Trading Window Restrictions
Several types of restrictions may limit the actual hours during which tokenized real estate can be traded.
Exchange operating hours
Regulated digital securities exchanges may define specific trading windows. Some operate on schedules similar to traditional exchanges (for example, Monday through Friday during business hours). Others may offer extended hours but still not full 24/7 availability. The operating schedule depends on the exchange's regulatory authorization, operational capacity, and risk management approach.
Platform maintenance and updates
Like any technology platform, tokenized real estate trading venues require periodic maintenance, software updates, and infrastructure improvements. During maintenance windows, trading may be temporarily suspended. While these windows are typically short and scheduled in advance, they represent interruptions to continuous availability.
Distribution and corporate action blackouts
Trading may be suspended during specific corporate events related to the underlying property. For example:
- During income distribution periods, trading may be paused to ensure accurate record-keeping of which token holders are entitled to the distribution.
- During restructuring events, property sales, or significant changes to the offering terms, trading may be halted to prevent information asymmetry.
- During regulatory review periods or pending compliance actions, the platform may suspend trading voluntarily or as required by regulators.
Thin market effects outside business hours
Even on platforms that technically allow 24/7 trading, the practical experience of trading outside peak hours may be poor. If most participants are in a single time zone, trading activity will naturally concentrate during that zone's business hours. Placing an order at 3:00 AM when most participants are asleep is technically possible but unlikely to result in prompt execution at a fair price.
This is not unique to tokenized real estate - even cryptocurrency markets show volume fluctuations by time of day - but the effect is amplified in already-thin markets where participant pools are small.
Settlement Differences
Settlement - the process of finalizing a trade by transferring ownership of the asset and the corresponding payment - works differently in tokenized real estate compared to traditional securities and native crypto markets.
Traditional securities settlement
In traditional securities markets, settlement typically occurs on a T+1 basis (one business day after the trade date) in the US, with some markets still operating on T+2. This means that after a trade executes on the exchange, actual transfer of ownership and payment occurs one or two business days later through a centralized clearinghouse and settlement system.
During the settlement period, both parties face counterparty risk - the risk that the other side fails to deliver. Clearinghouses mitigate this risk through collateral requirements and guarantee mechanisms, but the process is complex and involves multiple intermediaries.
Blockchain-based settlement
Blockchain technology enables near-instantaneous settlement. When a token transfer executes on-chain, the ownership record updates within seconds or minutes (depending on the blockchain's confirmation time). This eliminates the multi-day settlement gap and reduces counterparty risk.
However, "settlement" in tokenized real estate is more complex than a simple blockchain transfer because it may involve:
- Payment processing. If the buyer pays in fiat currency, the payment must be processed through traditional banking channels, which do not operate 24/7 and may take hours or days to clear.
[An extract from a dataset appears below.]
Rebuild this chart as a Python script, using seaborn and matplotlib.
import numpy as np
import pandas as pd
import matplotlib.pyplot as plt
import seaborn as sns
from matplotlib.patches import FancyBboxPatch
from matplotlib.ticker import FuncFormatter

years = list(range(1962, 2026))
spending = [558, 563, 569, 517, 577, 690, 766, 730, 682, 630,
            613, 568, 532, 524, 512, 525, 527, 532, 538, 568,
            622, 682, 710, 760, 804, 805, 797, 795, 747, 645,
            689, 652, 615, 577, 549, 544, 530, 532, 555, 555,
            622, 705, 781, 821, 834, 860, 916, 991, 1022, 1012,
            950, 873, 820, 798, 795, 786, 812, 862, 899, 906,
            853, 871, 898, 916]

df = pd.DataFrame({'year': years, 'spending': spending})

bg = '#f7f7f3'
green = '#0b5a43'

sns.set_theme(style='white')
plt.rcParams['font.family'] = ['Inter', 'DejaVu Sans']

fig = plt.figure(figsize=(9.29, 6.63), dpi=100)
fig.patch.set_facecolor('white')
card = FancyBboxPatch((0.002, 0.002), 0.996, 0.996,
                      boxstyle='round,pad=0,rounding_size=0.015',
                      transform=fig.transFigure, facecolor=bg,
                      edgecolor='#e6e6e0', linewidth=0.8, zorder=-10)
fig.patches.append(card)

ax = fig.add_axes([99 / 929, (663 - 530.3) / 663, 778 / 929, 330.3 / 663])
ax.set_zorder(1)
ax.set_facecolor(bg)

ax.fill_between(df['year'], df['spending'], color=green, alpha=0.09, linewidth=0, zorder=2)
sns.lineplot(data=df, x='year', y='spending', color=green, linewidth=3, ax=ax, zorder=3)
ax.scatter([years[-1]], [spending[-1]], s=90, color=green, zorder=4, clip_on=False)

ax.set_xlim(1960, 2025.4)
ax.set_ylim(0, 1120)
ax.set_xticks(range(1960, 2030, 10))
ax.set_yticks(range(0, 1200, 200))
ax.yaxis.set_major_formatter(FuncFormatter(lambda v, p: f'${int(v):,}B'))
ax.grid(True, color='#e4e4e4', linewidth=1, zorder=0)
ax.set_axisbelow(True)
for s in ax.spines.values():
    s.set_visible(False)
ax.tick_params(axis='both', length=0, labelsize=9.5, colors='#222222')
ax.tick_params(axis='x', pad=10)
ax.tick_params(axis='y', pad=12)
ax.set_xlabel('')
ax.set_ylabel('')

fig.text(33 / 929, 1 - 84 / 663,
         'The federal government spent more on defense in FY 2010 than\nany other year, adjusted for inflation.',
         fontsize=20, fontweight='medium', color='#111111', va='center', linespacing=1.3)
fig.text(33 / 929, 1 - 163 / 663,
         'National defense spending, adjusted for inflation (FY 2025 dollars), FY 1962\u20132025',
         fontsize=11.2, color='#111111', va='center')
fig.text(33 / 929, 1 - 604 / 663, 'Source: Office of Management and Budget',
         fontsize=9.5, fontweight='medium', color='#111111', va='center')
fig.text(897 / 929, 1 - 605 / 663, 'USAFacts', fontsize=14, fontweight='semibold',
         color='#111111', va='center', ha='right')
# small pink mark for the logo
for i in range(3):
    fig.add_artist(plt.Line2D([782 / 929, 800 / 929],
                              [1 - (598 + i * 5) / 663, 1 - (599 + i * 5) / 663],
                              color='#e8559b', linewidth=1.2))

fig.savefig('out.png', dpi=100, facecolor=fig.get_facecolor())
- Compliance verification. The transfer must be approved by compliance systems, which may not operate continuously.
- Transfer agent confirmation. If a transfer agent is involved, their confirmation process adds a step that may only be available during business hours.
- Tax reporting updates. Transfers may trigger tax reporting obligations that require off-chain processing.
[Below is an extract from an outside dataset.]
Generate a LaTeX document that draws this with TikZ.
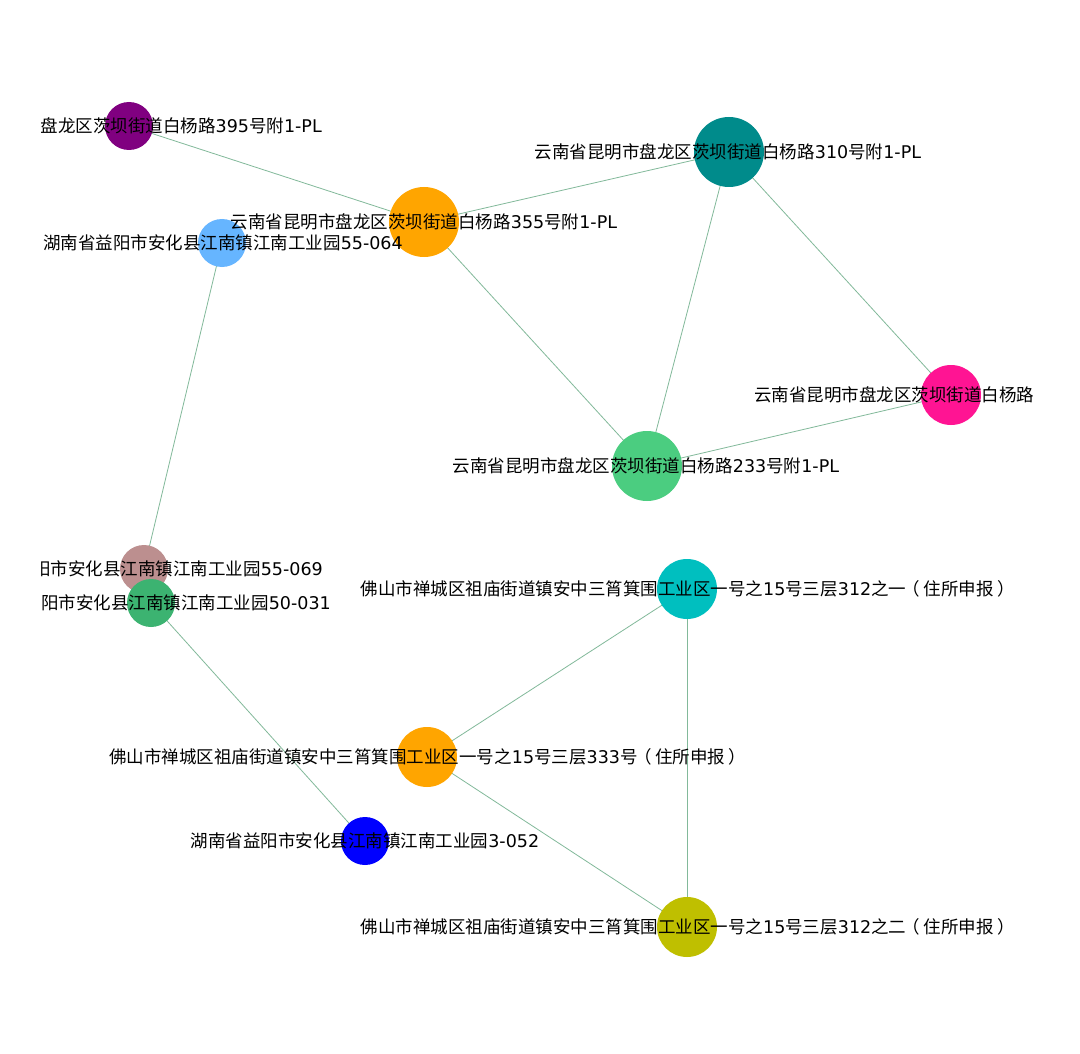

Atomic settlement vs hybrid settlement
In a fully on-chain transaction (where both the token and the payment are blockchain-based), settlement can be truly atomic - both sides of the trade complete simultaneously in a single transaction. This eliminates counterparty risk and enables genuine instant settlement.
In practice, most tokenized real estate trades involve a hybrid settlement process where the token transfer occurs on-chain but the payment occurs through traditional channels. This hybrid approach introduces the delays and limitations of the traditional payment system, even though the token side of the transaction could settle instantly.
Blockchain enables instant token settlement, but most tokenized real estate trades involve fiat payment, compliance verification, and off-chain processes that introduce delays. True 24/7 instant settlement requires both sides of the transaction to operate on continuous infrastructure.
What 24/7 Trading Would Require
For tokenized real estate to achieve genuine 24/7 trading with meaningful liquidity, several conditions would need to be met:
- Regulatory authorization for continuous trading. Regulators would need to authorize trading venues to operate around the clock for security tokens, which may require new frameworks for surveillance and compliance.
- Fully automated compliance. All compliance checks would need to be automated and available continuously, without reliance on human review during business hours.
- On-chain payment integration. Settlement of the payment side of trades would need to move to blockchain-based systems (such as regulated stablecoins or central bank digital currencies) to match the 24/7 availability of token settlement.
- Global participant base. A sufficiently large and geographically diverse participant base would be needed to provide meaningful liquidity across all time zones.
- Market-making infrastructure. Automated market makers or 24/7 liquidity providers would be needed to ensure continuous price availability.
Each of these conditions is advancing but none is fully in place for tokenized real estate as of early 2026. The trajectory suggests that trading availability will expand over time, but true 24/7 trading with reliable liquidity remains a future state rather than a current reality for most tokenized property investments.
What Investors Should Understand
The gap between the promise of 24/7 trading and the current reality has practical implications for investors:
- Do not assume continuous access. Even if the blockchain is always available, your ability to trade may be limited by platform hours, compliance processing times, and payment system availability.
- Check the platform's trading schedule. Before investing, understand when trading is available, whether there are blackout periods, and what the expected settlement time is for secondary trades.
- Be realistic about off-hours liquidity. Even on platforms that offer extended or continuous trading, liquidity outside peak hours may be extremely thin, resulting in poor execution and wide spreads.
- Distinguish technology from practice. The fact that a blockchain operates 24/7 does not mean the regulated financial infrastructure built on top of it operates 24/7. Evaluate the complete system, not just the technology layer.